Modular Subfloor Tiles
A simpler and faster method is the use of modular subfloor tiles, which are designed specifically for basement applications. These interlocking tiles are often made from high-density plastic or a combination of plastic bases with an integrated OSB or plywood top. The underside of the plastic base features a network of dimples, channels, or pegs that elevate the entire system off the concrete surface by a fraction of an inch.

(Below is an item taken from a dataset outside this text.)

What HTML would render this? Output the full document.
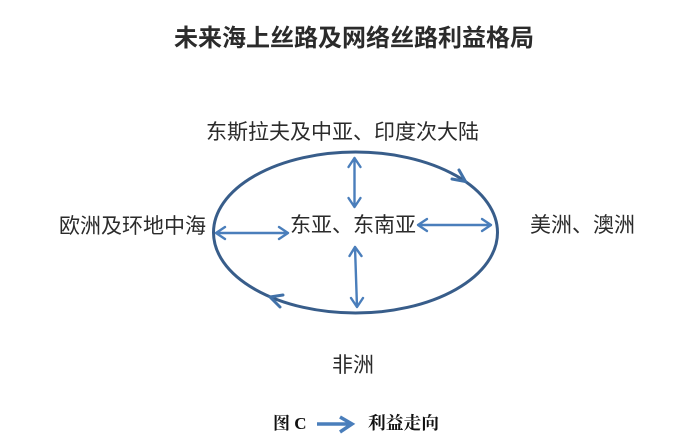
<!DOCTYPE html>
<html>
<head>
<meta charset="utf-8">
<style>
html,body{margin:0;padding:0;background:#fff;}
body{width:686px;height:442px;overflow:hidden;}
svg{display:block;}
.s{font-family:"Liberation Sans","Noto Sans CJK SC",sans-serif;fill:#2b2b2b;}
.b{font-family:"Liberation Serif","Noto Serif CJK SC",serif;font-weight:700;fill:#111;}
.a{stroke:#4a7ebb;stroke-width:2.4;fill:none;stroke-linecap:round;stroke-linejoin:round;}
.e{stroke:#385d8a;stroke-width:3;fill:none;}
.h{stroke:#4171a8;stroke-width:3;fill:none;stroke-linecap:round;stroke-linejoin:round;}
</style>
</head>
<body>
<svg width="686" height="442" viewBox="0 0 686 442" xmlns="http://www.w3.org/2000/svg">
<text class="s" x="174" y="46" font-size="24" font-weight="700">未来海上丝路及网络丝路利益格局</text>
<text class="s" x="206" y="139" font-size="21">东斯拉夫及中亚、印度次大陆</text>
<text class="s" x="59" y="233" font-size="21">欧洲及环地中海</text>
<text class="s" x="290" y="232" font-size="21">东亚、东南亚</text>
<text class="s" x="530" y="232" font-size="21">美洲、澳洲</text>
<text class="s" x="332" y="372" font-size="21">非洲</text>
<ellipse class="e" cx="355.500" cy="232.500" rx="142" ry="80.500"/>
<path class="h" d="M459 170L465.500 181.500L452 179"/>
<path class="h" d="M283 295L270 297L280 307"/>
<path class="a" d="M354.500 158V207M348.500 167L354.500 158L360.500 167M348.500 198L354.500 207L360.500 198"/>
<path class="a" d="M216 233H288M225 227L216 233L225 239M279 227L288 233L279 239"/>
<path class="a" d="M418 225H491M427 219L418 225L427 231M482 219L491 225L482 231"/>
<path class="a" d="M355 247L357 307M349.500 256L355 247L361.500 256M351 298L357 307L363 298"/>
<text class="b" x="273" y="429" font-size="17">图 C</text>
<path d="M317 424H351M340 417L352 424L340 432" fill="none" stroke="#4a7ebb" stroke-width="3.500"/>
<text class="b" x="368" y="429" font-size="17.750">利益走向</text>
</svg>
</body>
</html>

This elevation creates a continuous air space beneath the tiles, which serves as a drainage plane and ventilation channel to manage moisture vapor. The floating nature of the tiles means no fasteners penetrate the concrete, preserving the slab’s moisture barrier and making installation a simple snap-together process. These tiles provide a thermal break and a smooth, stable surface for the carpet pad, and they can be easily disassembled if a plumbing issue or minor flood requires access to the concrete below.
Dimpled Plastic Membranes
A third option involves using a standalone dimpled plastic membrane as the foundation for a built-up subfloor. This durable, high-density polyethylene sheet features small, regularly spaced dimples, often about 3/8-inch high, that face the concrete surface when laid down. The membrane is rolled out and sealed at the seams, creating the required air gap between the slab and the rest of the floor system.

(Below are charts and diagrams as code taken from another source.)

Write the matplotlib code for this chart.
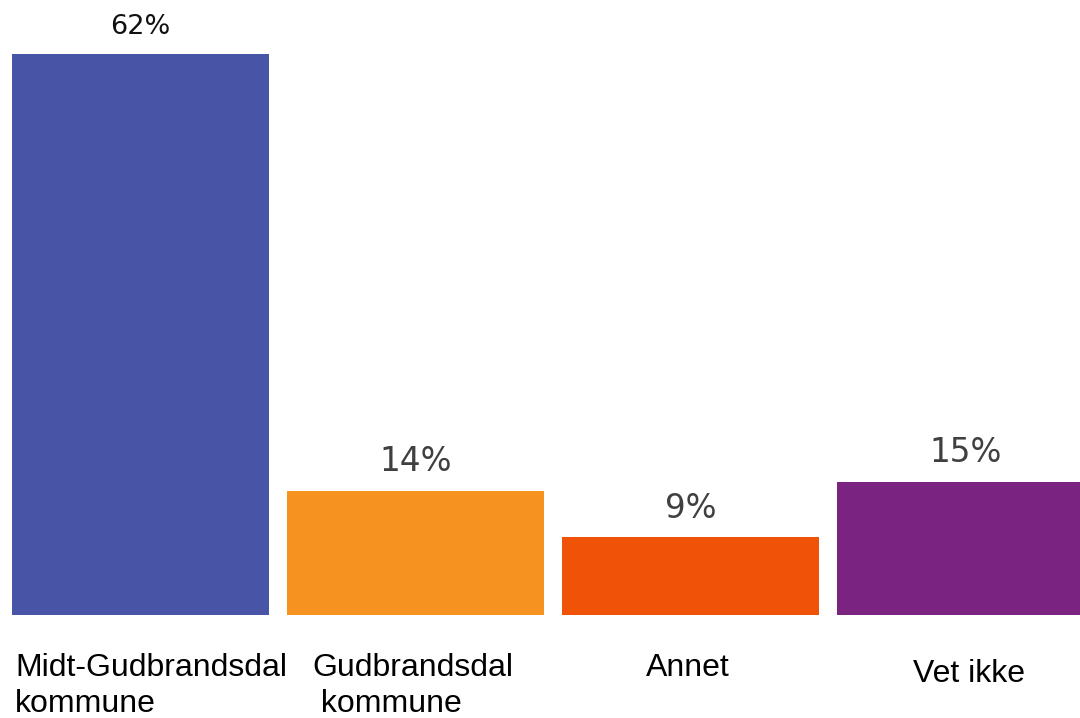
import matplotlib.pyplot as plt

# Data
categories = ["Midt-Gudbrandsdal\nkommune", "Gudbrandsdal\n kommune", "Annet", "Vet ikke"]
values = [61.9, 13.7, 8.6, 14.7]
value_labels = ["62%", "14%", "9%", "15%"]
colors = ["#4855A6", "#F69320", "#F05308", "#7A2380"]
label_colors = ["#111111", "#404040", "#404040", "#404040"]
label_sizes = [19.5, 23.5, 23.5, 23.5]

fig = plt.figure(figsize=(10.8, 7.18), dpi=100)
# axes fill the width; bottom at the bar baseline (615 px from top)
ax = fig.add_axes([0, 103 / 718, 1, 615 / 718])

x = range(len(values))
ax.bar(x, values, width=0.935, color=colors)

ax.set_xlim(-0.511, 3.416)
ax.set_ylim(0, 67.84)
ax.axis("off")

# value labels above the bars
for i, (v, lab, c, s) in enumerate(zip(values, value_labels, label_colors, label_sizes)):
    ax.annotate(lab, xy=(i, v), xytext=(0, 14), textcoords="offset points",
                ha="center", va="baseline", fontsize=s, color=c,
                family="DejaVu Sans")

# category labels below, placed by hand like the original
cat_pos = [(-0.456, "left", -27), (1 - 0.4675 + 25 / 275, "left", -27),
           (2 - 0.011, "center", -27), (3 + 0.012, "center", -32)]
for cat, (xp, ha, dy) in zip(categories, cat_pos):
    ax.annotate(cat, xy=(xp, 0), xycoords=("data", "axes fraction"),
                xytext=(0, dy), textcoords="offset points",
                ha=ha, va="top", fontsize=23.0, color="black",
                family="Liberation Sans", linespacing=1.3,
                annotation_clip=False)

fig.savefig("out.png", dpi=100)
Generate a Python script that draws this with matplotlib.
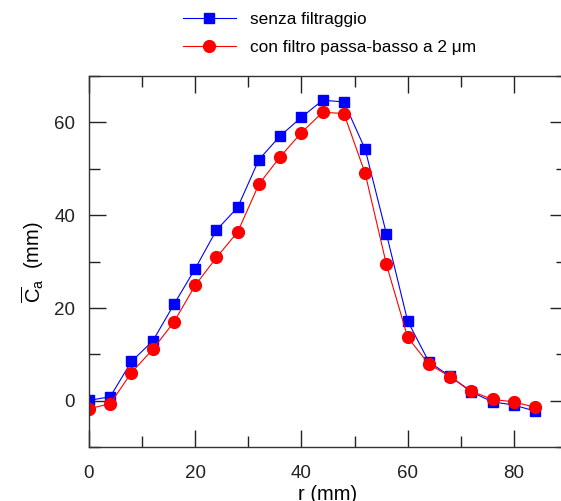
import matplotlib
matplotlib.use("Agg")
import matplotlib.pyplot as plt
from matplotlib.ticker import MultipleLocator

plt.rcParams['font.family'] = ['Liberation Sans', 'DejaVu Sans']
plt.rcParams['mathtext.fontset'] = 'custom'
plt.rcParams['mathtext.rm'] = 'Liberation Sans'
plt.rcParams['mathtext.it'] = 'Liberation Sans'

r = [0, 4, 8, 12, 16, 20, 24, 28, 32, 36, 40, 44, 48, 52, 56, 60, 64, 68, 72, 76, 80, 84]
senza = [0.1, 0.9, 8.5, 12.9, 20.8, 28.5, 36.8, 41.7, 52.0, 57.1, 61.1, 64.8, 64.4, 54.2,
         36.0, 17.2, 8.4, 5.3, 1.9, -0.2, -0.9, -2.2]
filtro = [-1.7, -0.6, 6.1, 11.1, 17.0, 24.9, 30.9, 36.4, 46.7, 52.6, 57.8, 62.2, 61.9, 49.0,
          29.4, 13.7, 7.9, 5.2, 2.1, 0.3, -0.2, -1.4]
labels = ["senza filtraggio", "con filtro passa-basso a 2 \u03bcm"]

fig = plt.figure(figsize=(5.61, 5.01), dpi=100)
ax = fig.add_axes([89/561, (501-447.3)/501, 478/561, (447.3-76)/501])

l1, = ax.plot(r, senza, color='#0000ff', lw=0.8, marker='s', ms=7.5, mec='#0000ff', mfc='#0000ff')
l2, = ax.plot(r, filtro, color='#ff0000', lw=0.8, marker='o', ms=8.5, mec='#ff0000', mfc='#ff0000')

ax.set_xlim(0, 90)
ax.set_ylim(-10, 70)
ax.xaxis.set_major_locator(MultipleLocator(20))
ax.xaxis.set_minor_locator(MultipleLocator(10))
ax.yaxis.set_major_locator(MultipleLocator(20))
ax.yaxis.set_minor_locator(MultipleLocator(10))
ax.tick_params(which='both', direction='in', top=True, right=True, labelsize=13.5, colors='#222222')
ax.tick_params(axis='y', which='both', pad=10)
ax.tick_params(axis='x', which='both', pad=13)
ax.tick_params(which='major', length=12, width=1)
ax.tick_params(which='minor', length=8, width=1)
for s in ax.spines.values():
    s.set_color('#333333')
    s.set_linewidth(1)

ax.set_xlabel("r (mm)", fontsize=14.5, labelpad=2)
ax.set_ylabel(r"$\overline{\mathrm{C}}_{\mathrm{a}}$  (mm)", fontsize=14.5, labelpad=6)

fig.legend([l1, l2], labels, loc='upper left', bbox_to_anchor=(167/561, 1.0 + 4/501), frameon=False,
           fontsize=12.4, handlelength=3.1, handletextpad=0.8, labelspacing=0.8)

fig.savefig("out.png", dpi=100)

A layer of plywood, typically 1/2-inch or 5/8-inch thick, is then laid directly over the membrane. The plywood is anchored to the concrete using specialized fasteners that pass through the membrane, or it can be left to float on the dimples, depending on the manufacturer’s specification. This system creates a solid, elevated wood surface that is ready for carpet installation, effectively combining moisture management with a structural base in a single, streamlined process.